Monday, July 25, 2011

Nowhere Man

Jenny,
I am really glad I got to know you this year. I hope you don’t have bad dreams about this class. I’ll see you next year, SENIOR. Have a great summer.
Your friend, Brandon


Brandon,
I’m glad we got to know each other that year, too! I am less glad that I totally don’t remember who you are or what the class was. It’s possible that you were one of two people whose names I don’t remember: the meek sophomore in my physics class who dressed like a skater, spoke like a poet and blushed like a schoolgirl, or the big blonde football player who sat behind me in AP U.S. History and had legs so long I could see his feet under my chair. I’m not sure either one of those guys was even named Brandon, but for some reason they both popped into my head with equal vividness when I read the name Brandon.
I didn’t have bad dreams about either physics or AP U.S. History, but OH MAN did I have a whopper of a nightmare once about my philosophy class freshman year of college! We had just watched the animated movie version of ‘The Allegory of the Cave,’ in which slaves are kept chained in a cave while shadows are projected on the wall in front of them. It had some existential theme, relating to the perception of reality or the comfort of perception, or something esoteric like that. Anyway, that gave me this horrible nightmare about being chained in the philosophy classroom with a knife to my throat, and whenever I moved, an innocent person died. Other than the bit about the chains, there was really no connection to the movie. And I’d actually seen it before, during the Existentialism unit in 10th grade honors English. We had to read a lot of Camus and Kafka and Sartre and basically lose sleep at night thinking about the pointlessness of existence and meaningless of life.
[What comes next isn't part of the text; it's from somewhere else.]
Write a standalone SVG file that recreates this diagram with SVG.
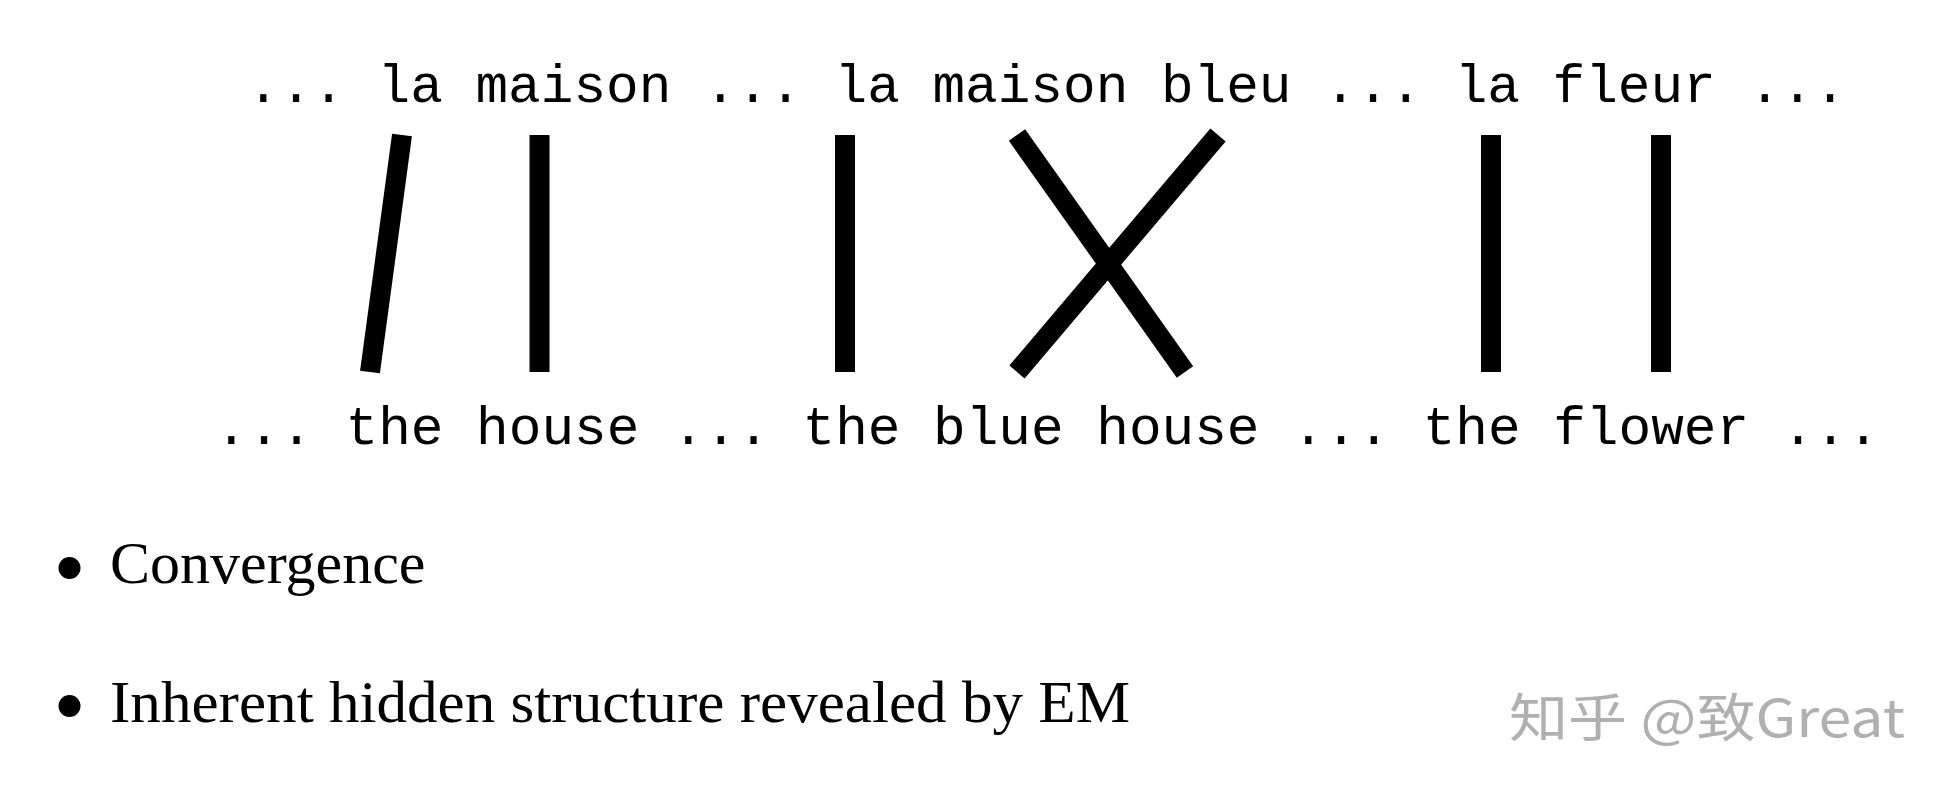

I’m happy to say that the panicky fear I felt during that unit has disappeared entirely, and not just because the next unit was the Russian literature unit and I was too busy reading Anna Karenina to wonder why I was on the planet. It made me crave pirogis, like all the time. These days, I'm quite happy with life and less susceptible to existential crises.
Your capitalization of SENIOR made me feel important and fun.
Your friend Jen
P.S. Your comma placement after "your friend" implies, stylistically, that you were my only friend. I grew up to become a magazine editor, so I felt obligated to point that out.

Friday, July 22, 2011

Dear Prudence


My, this blog has gotten dusty. I had an extremely busy first part of the year, then a few weeks of downtime, and things are about to get nutso again. While weekly/daily Thing Doing isn't entirely practical right now, I would like to keep this blog cobweb-free and somewhat interesting.  So I'm going to return to one of my all-time favorite blog projects: High-School Yearbook Signature Replies. It's exactly what it sounds like: I reply to stuff people wrote in my yearbooks in high school. I had such fun writing grown-up replies to all the "dude! Have a bitchen summer"s and "C U @ the beach"es that I decided to do it again. Behold:

Jenny-
Sing until your brains bust
-Erin


Erin,
While I am quite sure that no part of my brain, singular or plural, ever literally busted as a result of melodic refrains, I do often sing in the elevators in my client's building and at home. We're on a high floor, so sometimes my ears pop. That's the best I got.
Jen

Jenny,
Have a neato summer and I'll see you next year. Maybe in the same class.
Michael C [arrow to name] save. will be worth millions.


Michael,
Are you implying that we were both going to fail whatever class we had together? Thanks a lot! Your self-esteem issues are your own, buddy. Don't go dragging me down with you just because you want company! And how could the signature of someone who failed classes in 9th grade possibly be worth so much? Please tell me I'm jumping to conclusions. I remember you as being fairly smart, so every assumption I've made in the last four lines is probably wrong. (How did I not fail that class?) But I'd like to give you the benefit of the doubt. So please excuse the brevity of this letter, as I have clicked over to eBay to sell your signature.